Charge a Fee or Require Permission

Even a token fee or sign-in requirement changes the legal character of public access. An owner who charges a dollar for parking or requires visitors to sign a guest log is exercising the kind of control that is inconsistent with dedication. The fee itself is less important than the act of conditioning access on the owner’s terms.

Title Insurance and Implied Dedication

Standard title insurance policies are designed to protect against defects in title that appear in public records, such as liens, encumbrances, and competing ownership claims. Implied dedication creates a particular problem because it often arises from unrecorded facts: decades of community use, the absence of signs, and informal government maintenance. These are not the kinds of issues that show up in a title search.

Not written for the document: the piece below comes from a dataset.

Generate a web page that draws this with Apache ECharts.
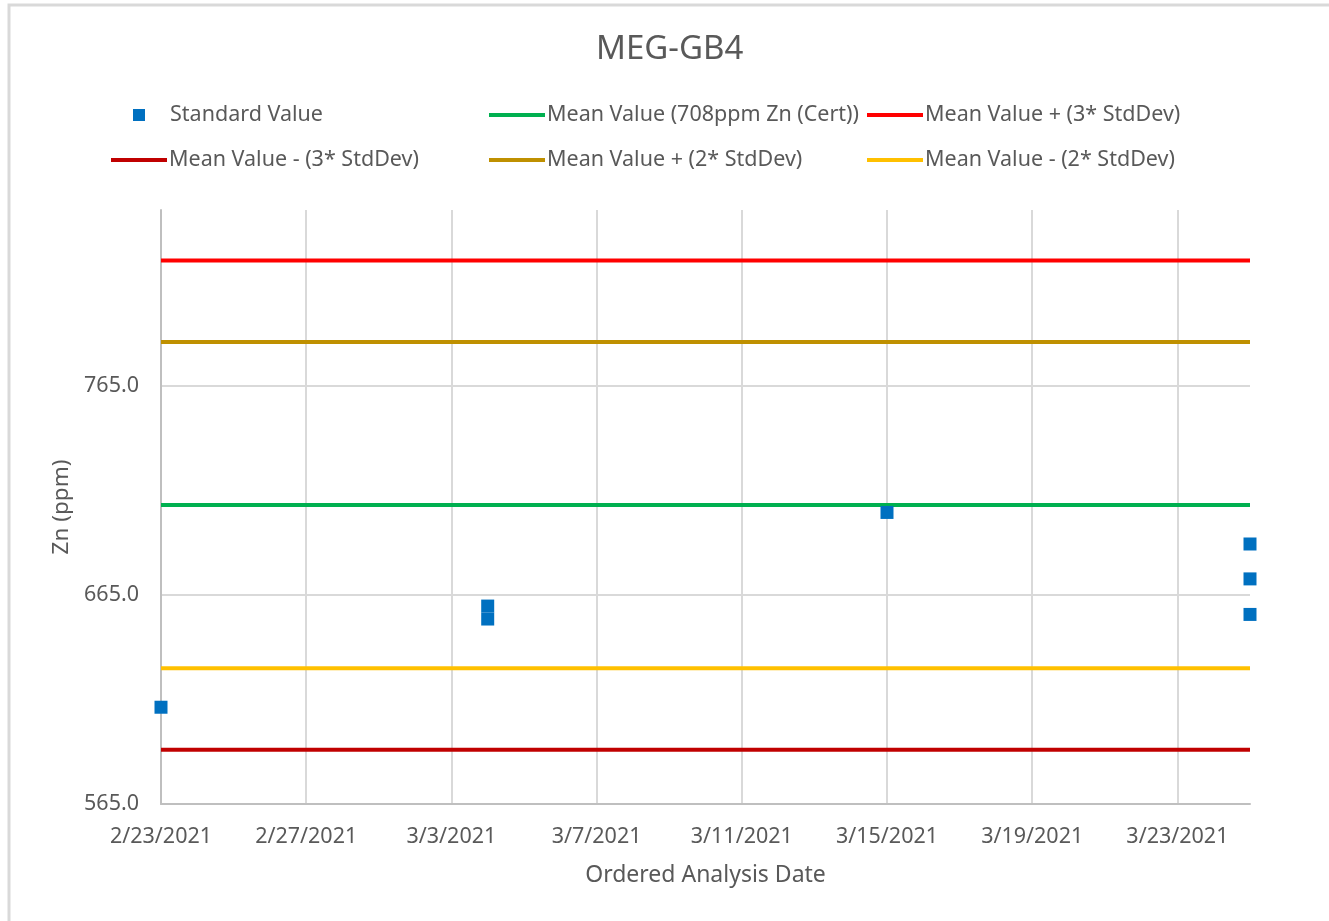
<!DOCTYPE html>
<html>
<head>
<meta charset="utf-8">
<script src="https://cdn.jsdelivr.net/npm/echarts@6/dist/echarts.min.js"></script>
<style>
html,body{margin:0;padding:0;background:#fff;}
#chart{width:1329px;height:921px;}
</style>
</head>
<body>
<div id="chart"></div>
<script>
// ---- data ----
const startDate = '2021-02-23';
const endDate = '2021-03-25';
const sampleDates = ['2021-02-23', '2021-03-04', '2021-03-04', '2021-03-15', '2021-03-25', '2021-03-25', '2021-03-25'];
const sampleValues = [611.3, 659.7, 653.5, 704.5, 689.4, 672.7, 655.7];
const lineNames = ['Mean Value (708ppm Zn (Cert))', 'Mean Value + (3* StdDev)', 'Mean Value - (3* StdDev)', 'Mean Value + (2* StdDev)', 'Mean Value - (2* StdDev)'];
const lineValues = [708, 825, 591, 786, 630];
const lineColors = ['#00B050', '#FF0000', '#C00000', '#BF9000', '#FFC000'];
const yTicks = [565, 665, 765];

const DAY = 86400000;
function toDay(s) { return (Date.parse(s + 'T00:00:00Z') - Date.parse(startDate + 'T00:00:00Z')) / DAY; }
function dayLabel(d) {
  const t = new Date(Date.parse(startDate + 'T00:00:00Z') + d * DAY);
  return (t.getUTCMonth() + 1) + '/' + t.getUTCDate() + '/' + t.getUTCFullYear();
}
const xMax = toDay(endDate);

const FONT = '"Noto Sans", "Open Sans", sans-serif';
const GRAY = '#595959';

const series = [{
  name: 'Standard Value',
  type: 'scatter',
  symbol: 'rect',
  symbolSize: 13,
  itemStyle: { color: '#0070C0', opacity: 1 },
  data: sampleDates.map((d, i) => [toDay(d), sampleValues[i]]),
  z: 5
}];
lineNames.forEach((n, i) => {
  series.push({
    name: n,
    type: 'line',
    symbol: 'none',
    lineStyle: { color: lineColors[i], width: 4 },
    itemStyle: { color: lineColors[i] },
    data: [[0, lineValues[i]], [xMax, lineValues[i]]],
    z: 3
  });
});

function legend(name, left, top, square) {
  return {
    data: [name],
    left: left,
    top: top,
    icon: 'rect',
    itemWidth: square ? 12 : 56,
    itemHeight: square ? 12 : 4,
    selectedMode: false,
    padding: 0,
    itemStyle: { opacity: 1 },
    textStyle: {
      fontFamily: FONT, fontSize: 21.5, color: GRAY,
      padding: square ? [0, 0, 0, 20] : [0, 0, 0, -3],
      lineHeight: 26
    }
  };
}

const chart = echarts.init(document.getElementById('chart'), null, { renderer: 'canvas' });
chart.setOption({
  backgroundColor: '#fff',
  animation: false,
  graphic: [{
    type: 'rect',
    shape: { x: 9, y: 5, width: 1400, height: 1000 },
    style: { fill: 'none', stroke: '#d9d9d9', lineWidth: 3 },
    silent: true
  }],
  title: {
    text: 'MEG-GB4',
    left: 596,
    top: 33,
    padding: 0,
    textStyle: { fontFamily: FONT, fontSize: 33, fontWeight: 'normal', color: GRAY }
  },
  legend: [
    legend('Standard Value', 133, 102, true),
    legend(lineNames[0], 489, 102, false),
    legend(lineNames[1], 867, 102, false),
    legend(lineNames[2], 111, 147, false),
    legend(lineNames[3], 489, 147, false),
    legend(lineNames[4], 867, 147, false)
  ],
  grid: { left: 161, right: 79, top: 210, bottom: 117, containLabel: false },
  xAxis: {
    type: 'value',
    min: 0,
    max: xMax,
    interval: 4,
    name: 'Ordered Analysis Date',
    nameLocation: 'middle',
    nameGap: 60,
    nameTextStyle: { fontFamily: FONT, fontSize: 23, color: GRAY },
    axisLine: { show: true, lineStyle: { color: '#bfbfbf', width: 2 } },
    axisTick: { show: false },
    axisLabel: {
      fontFamily: FONT, fontSize: 21.5, color: GRAY, margin: 22,
      showMaxLabel: false,
      formatter: v => (v % 4 === 0 ? dayLabel(v) : '')
    },
    splitLine: { show: true, showMaxLine: false, lineStyle: { color: '#d9d9d9', width: 2 } }
  },
  yAxis: {
    type: 'value',
    min: yTicks[0],
    max: 849.2,
    interval: 100,
    name: 'Zn (ppm)',
    nameLocation: 'middle',
    nameGap: 87,
    nameTextStyle: { fontFamily: FONT, fontSize: 22.5, color: GRAY },
    axisLine: { show: true, lineStyle: { color: '#bfbfbf', width: 2 } },
    axisTick: { show: false },
    axisLabel: {
      fontFamily: FONT, fontSize: 21.5, color: GRAY, margin: 22,
      showMaxLabel: false,
      formatter: v => (yTicks.indexOf(v) >= 0 ? v.toFixed(1) : '')
    },
    splitLine: { show: true, showMaxLine: false, showMinLine: false, lineStyle: { color: '#d9d9d9', width: 2 } }
  },
  series: series
});
</script>
</body>
</html>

Most standard policies do not explicitly cover losses from implied dedication claims. The primary access-related coverage in a typical owner’s policy insures that the property has legal access to a public road, not that the public lacks a right to cross the property. If an implied dedication claim surfaces after closing, the buyer may find that their policy does not cover the cost of defending against it. Buyers of rural or semi-rural property with trails, informal roads, or beach access paths should ask their title company directly whether the policy addresses public use claims, and consider requesting an endorsement that specifically covers the risk.

Sellers have a practical incentive to address implied dedication risks before listing property. A buyer’s title company that discovers evidence of long-term public use may require the seller to resolve the issue or accept a policy exception, which can delay or derail a transaction. Proactively recording a statutory notice or granting a revocable license years before a sale simplifies the process considerably.